The Trump administration has proposed a "Compact for Academic Excellence in Higher Education" to nine universities, with plans to extend it to all. This compact offers substantial federal grants and other critical benefits, such as student loans, research funding, tax benefits, and immigration visas, in exchange for universities complying with specific administration priorities. The article highlights that failure to accept this bargain would likely cripple most universities, making it an ultimatum rather than a choice.
Key demands within the compact include ceding admissions standards to the federal government, requiring the use of objective criteria like GPA and standardized test scores, and publishing anonymized data.
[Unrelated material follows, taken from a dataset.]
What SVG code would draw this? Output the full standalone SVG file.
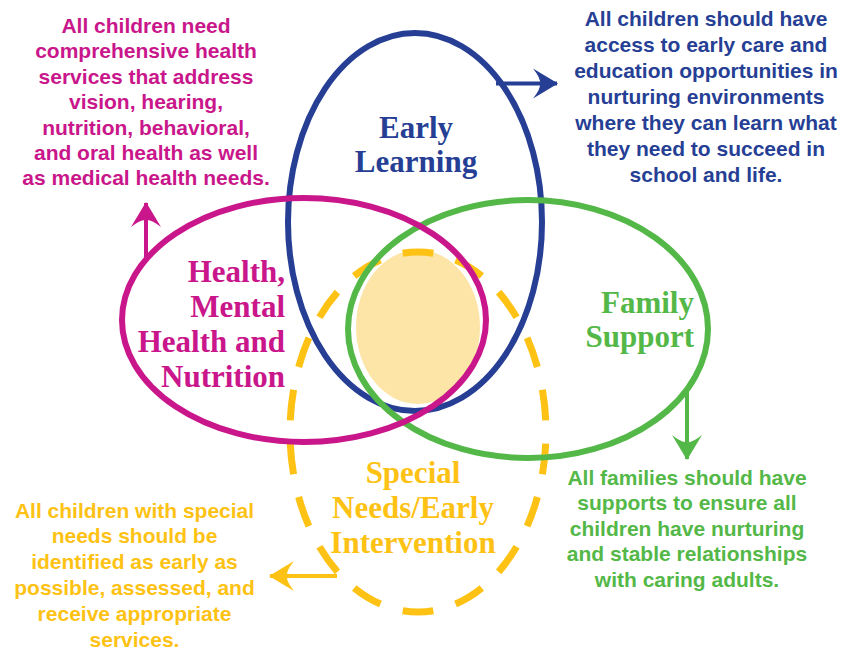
<svg xmlns="http://www.w3.org/2000/svg" width="843" height="650" viewBox="0 0 843 650">
<style>
.ring{fill:none;stroke-width:6}
.lbl{font-family:"Liberation Serif","Times New Roman",serif;font-weight:bold;font-size:31px}
.body{font-family:"Liberation Sans",Arial,sans-serif;font-weight:bold;font-size:21px;text-anchor:middle}
.arr{stroke-width:4;fill:none}
.blue{fill:#263f95}.mag{fill:#c9168b}.grn{fill:#54b848}.yel{fill:#fdc214}
</style>
<defs>
<marker id="ab" viewBox="-26 -17 28 34" refX="0" refY="0" markerWidth="28" markerHeight="34" markerUnits="userSpaceOnUse" orient="auto"><path d="M1,0 L-24,-15 Q-16,-5 -17,0 Q-16,5 -24,15 Z" fill="#263f95"/></marker>
<marker id="am" viewBox="-26 -17 28 34" refX="0" refY="0" markerWidth="28" markerHeight="34" markerUnits="userSpaceOnUse" orient="auto"><path d="M1,0 L-24,-15 Q-16,-5 -17,0 Q-16,5 -24,15 Z" fill="#c9168b"/></marker>
<marker id="ag" viewBox="-26 -17 28 34" refX="0" refY="0" markerWidth="28" markerHeight="34" markerUnits="userSpaceOnUse" orient="auto"><path d="M1,0 L-24,-15 Q-16,-5 -17,0 Q-16,5 -24,15 Z" fill="#54b848"/></marker>
<marker id="ay" viewBox="-26 -17 28 34" refX="0" refY="0" markerWidth="28" markerHeight="34" markerUnits="userSpaceOnUse" orient="auto"><path d="M1,0 L-24,-15 Q-16,-5 -17,0 Q-16,5 -24,15 Z" fill="#fdc214"/></marker>
</defs>

<ellipse id="center-fill" cx="418" cy="327" rx="62" ry="77" fill="#fde5a7"/>

<g id="special-needs">
<ellipse cx="418" cy="432" rx="128" ry="180" fill="none" stroke="#fdc214" stroke-width="7" pathLength="180" stroke-dasharray="5.7 4.3" stroke-dashoffset="7.85"/>
<text class="lbl yel" text-anchor="middle"><tspan x="413" y="483">Special</tspan><tspan x="413" y="518">Needs/Early</tspan><tspan x="413" y="553">Intervention</tspan></text>
</g>

<g id="early-learning">
<ellipse class="ring" cx="415" cy="222" rx="127" ry="189" stroke="#263f95"/>
<text class="lbl blue" text-anchor="middle"><tspan x="416" y="138">Early</tspan><tspan x="416" y="172">Learning</tspan></text>
</g>

<g id="family-support">
<ellipse class="ring" cx="528" cy="329" rx="180" ry="129" stroke="#54b848"/>
<text class="lbl grn" text-anchor="end"><tspan x="694" y="313">Family</tspan><tspan x="694" y="347">Support</tspan></text>
</g>

<g id="health">
<ellipse class="ring" cx="304" cy="320" rx="182" ry="122" stroke="#c9168b"/>
<text class="lbl mag" text-anchor="end"><tspan x="285" y="282">Health,</tspan><tspan x="285" y="317">Mental</tspan><tspan x="285" y="352">Health and</tspan><tspan x="285" y="387">Nutrition</tspan></text>
</g>

<g id="connectors">
<line class="arr" x1="496" y1="83.5" x2="557" y2="83.5" stroke="#263f95" marker-end="url(#ab)"/>
<line class="arr" x1="146" y1="262" x2="146" y2="203" stroke="#c9168b" marker-end="url(#am)"/>
<line class="arr" x1="687" y1="389" x2="687" y2="459" stroke="#54b848" marker-end="url(#ag)"/>
<line class="arr" x1="337" y1="576" x2="270" y2="576" stroke="#fdc214" marker-end="url(#ay)"/>
</g>

<g id="note-health">
<text class="body mag"><tspan x="146" y="33">All children need</tspan><tspan x="146" y="58.4">comprehensive health</tspan><tspan x="146" y="83.8">services that address</tspan><tspan x="146" y="109.2">vision, hearing,</tspan><tspan x="146" y="134.6">nutrition, behavioral,</tspan><tspan x="146" y="160">and oral health as well</tspan><tspan x="146" y="185.4">as medical health needs.</tspan></text>
</g>

<g id="note-learning">
<text class="body blue"><tspan x="706" y="26">All children should have</tspan><tspan x="706" y="52">access to early care and</tspan><tspan x="706" y="78">education opportunities in</tspan><tspan x="706" y="104">nurturing environments</tspan><tspan x="706" y="130">where they can learn what</tspan><tspan x="706" y="156">they need to succeed in</tspan><tspan x="706" y="182">school and life.</tspan></text>
</g>

<g id="note-family">
<text class="body grn"><tspan x="687" y="484.5">All families should have</tspan><tspan x="687" y="510.1">supports to ensure all</tspan><tspan x="687" y="535.7">children have nurturing</tspan><tspan x="687" y="561.3">and stable relationships</tspan><tspan x="687" y="586.9">with caring adults.</tspan></text>
</g>

<g id="note-special">
<text class="body yel"><tspan x="134.5" y="517.5">All children with special</tspan><tspan x="134.5" y="543.4">needs should be</tspan><tspan x="134.5" y="569.3">identified as early as</tspan><tspan x="134.5" y="595.2">possible, assessed, and</tspan><tspan x="134.5" y="621.1">receive appropriate</tspan><tspan x="134.5" y="647">services.</tspan></text>
</g>
</svg>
It also mandates a 15% cap on foreign student admissions, requiring civics instruction for those accepted, citing concerns about "noxious values" and national security risks. Furthermore, universities must foster a "vibrant marketplace of ideas" to ensure ideological diversity, even if it means transforming or abolishing units that are perceived to punish conservative ideas. Other provisions target campus protests, define gender based on "reproductive function and biological processes," and restrict university representatives from commenting on societal or political events unless directly impacting the institution.
The compact also seeks to micromanage grading, demanding that grades rigorously reflect mastery and requiring the publication of anonymized grade distributions. The article criticizes this as poorly thought through, noting that mastery does not always result in a bell curve. Additionally, universities with endowments exceeding $2 million per student would be required to offer free tuition for hard science majors, a policy deemed problematic for potentially incentivizing major switching and conflicting with broader attacks on science and education. The document also calls for a five-year tuition freeze, compliance with money laundering rules, and hiring third parties for oversight, all while paradoxically demanding a reduction in university administration.
The author concludes that these numerous, often contradictory demands are not a genuine attempt at educational reform. Instead, they are seen as part of a broader campaign by the administration to weaken US universities and scientific research. This approach abandons the long-standing principle of scientific merit as the primary determinant for research funding, replacing it with political considerations. The article warns that these changes will severely impair the US research effort, with significant domestic and global repercussions, echoing past statements from figures like JD Vance about "aggressively attack[ing] the universities."